THE GIFT OF FEAR: That fight-or-flight visceral, in-the-moment response that we call ‘fear’ is often intuition. I can absolutely point to many times that my intuition kicked in, and I 100% know that I would be dead if I hadn’t listened to it in that split second. The first was in 1979 when I arrived home from a function, late at night, and something told me to peek in the window before entering the house. My then-husband (a physical abuser) had his shotgun trained at the door.
The second time was in the mid 80s; I was driving along an isolated stretch of road (a sort of highway) and a car behind me kept flashing their lights as if to tell me to pull over. Thinking that maybe they saw something on my car about which they wanted to warn me (like a tail light being out or such) I finally pulled over. A man walked up to my window and something told me that something was off. So I just barely cracked the window, and kept my foot on the gas. He said “How are you? Where are you going?” and I peeled out of there so fast! I later learned that there has been a serial killer in that area using exactly that MO.

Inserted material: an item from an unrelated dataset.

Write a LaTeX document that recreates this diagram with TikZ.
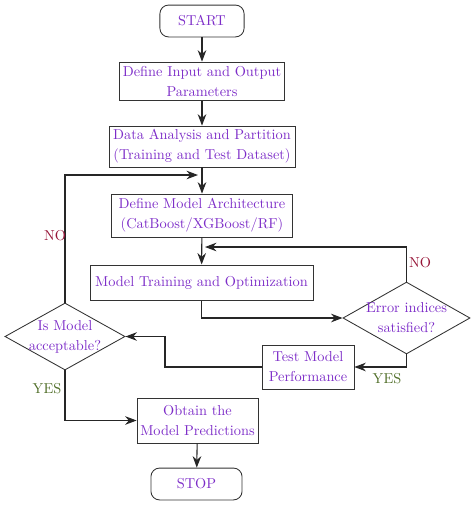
\documentclass[tikz,border=0pt]{standalone}
\usepackage{tikz}
\usetikzlibrary{arrows.meta,shapes.geometric}

\definecolor{txtpurple}{RGB}{125,45,200}
\definecolor{nored}{RGB}{150,20,55}
\definecolor{yesgreen}{RGB}{80,110,40}

\tikzset{
	stepbox/.style={draw=black!80, line width=0.6pt, text=txtpurple, align=center, inner sep=2pt, font=\fontsize{10}{14}\selectfont},
	termbox/.style={stepbox, rounded corners=6pt},
	decbox/.style={draw=black!80, line width=0.6pt, text=txtpurple, align=center, diamond, inner sep=-8pt, font=\fontsize{10}{14}\selectfont},
	flow/.style={draw=black!85, line width=0.75pt, -{Stealth[length=8pt,width=6pt]}},
	nolabel/.style={text=nored},
	yeslabel/.style={text=yesgreen}
}

\begin{document}
\begin{tikzpicture}[x=0.02447cm, y=-0.02447cm]
		%%%%% START %%%%%
		\useasboundingbox (0, 0) rectangle (474, 507);
		
		\node[termbox, minimum width=2.06cm, minimum height=0.78cm] (start) at (202, 21) {START};
		\node[stepbox, minimum width=4.04cm, minimum height=0.95cm] (input) at (202, 81.5) {Define Input and Output\\Parameters};
		\node[stepbox, minimum width=4.55cm, minimum height=1.0cm] (data) at (202, 146.5) {Data Analysis and Partition\\(Training and Test Dataset)};
		\node[stepbox, minimum width=4.45cm, minimum height=1.05cm] (arch) at (202, 215.5) {Define Model Architecture\\(CatBoost/XGBoost/RF)};
		\node[stepbox, minimum width=5.46cm, minimum height=0.86cm] (train) at (201.5, 282.5) {Model Training and Optimization};
		
		\node[decbox, minimum width=3.11cm, minimum height=1.76cm] (err) at (406.5, 318) {Error indices\\satisfied?};
		\node[stepbox, minimum width=2.25cm, minimum height=1.08cm] (test) at (308, 367) {Test Model\\Performance};
		\node[decbox, minimum width=2.94cm, minimum height=1.64cm] (acc) at (65, 336.5) {Is Model\\acceptable?};
		
		\node[stepbox, minimum width=2.96cm, minimum height=1.1cm] (pred) at (197.5, 420.5) {Obtain the\\Model Predictions};
		\node[termbox, minimum width=2.23cm, minimum height=0.78cm] (stop) at (196.5, 484) {STOP};
		
		\coordinate (nojoin) at (205, 247);
		\coordinate (accjoin) at (198, 175);
		\coordinate (bendx) at (165, 0);
		
		\draw[flow] (start) -- (input);
		\draw[flow] (input) -- (data);
		\draw[flow] (data) -- (arch);
		\draw[flow] (arch) -- (train);
		\draw[flow] (train.south) |- (err.west);
		\draw[flow] (err.north) |- (nojoin);
		\draw[flow] (err.south) |- (test.east);
		\draw[flow] (test.west) -- (test.west -| bendx) |- (acc.east);
		\draw[flow] (acc.north) |- (accjoin);
		\draw[flow] (acc.south) |- (pred.west);
		\draw[flow] (pred) -- (stop);
		
		\node[nolabel] (noleft) at (55, 236) {NO};
		\node[nolabel] (noright) at (420, 263) {NO};
		\node[yeslabel] (yesleft) at (47, 389) {YES};
		\node[yeslabel] (yesright) at (387, 379) {YES};
		
		%%%%% END %%%%%
	\end{tikzpicture}
\end{document}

The third time was in the early 2000s, in Sunnyvale, California. I was gassing up my car, and another car pulled in, nose first, to the other pump in the aisle. A man in the driver seat in that car yelled out “Hey, can you tell me where highway 101 is?” He had a map open so I couldn’t see his face, although I didn’t really consciously take note of that at the time. But something told me to not go over there. I just pointed in the direction of highway 101. He asked me to come over and show him on the map, and I didn’t. Then he said “You won’t come over here because we’re black, right?” I hightailed it out of there. It was only later, as I was recounting this to my husband, in detail, that I realized 1) The gas pumps were between us and the convenience store, so nobody could see what happened to me if I’d gone over there; 2) highway 101 was literally just behind them, in fact in the direction from which they had come, and 3) They were trying to shame me into going over there – I actually hadn’t noticed that they were black (how could I with their face obscured by the map)?
Gavin de Becker has a great book called ‘The Gift of Fear’. He is a psychologist who debriefs trauma survivors, including rape victims/near victims, assault victims, and near-victims of murder. Every time he debriefs them by bringing them back in their memory to the moments leading up to the event they realize that their intuition had told them that something was off. The ones who became victims had ignored their intuition. The ones that escaped had listened to their intuition even though they had no idea at the time why their intuition had told them that something was ‘off’; but in the recounting they were able to bring to mind many details that had added up to that ‘intuition’. de Becker explains that your intuition is, often, actually your brain and senses taking in the entire landscape, and sending a message triggering your fight-or-flight response because your brain is taking in at such a speed the things that you are unable to process consciously in the moment. Whatever you want to call it – intuition or something else – it’s your friend, trying to protect you.
I have never regretted listening to my intuition. I have often regretted not listening to my intuition. I highly recommend de Becker’s book, The Gift of Fear.
I’m sure that many of you have similar stories. Please feel free to share them, there will be no judgement here.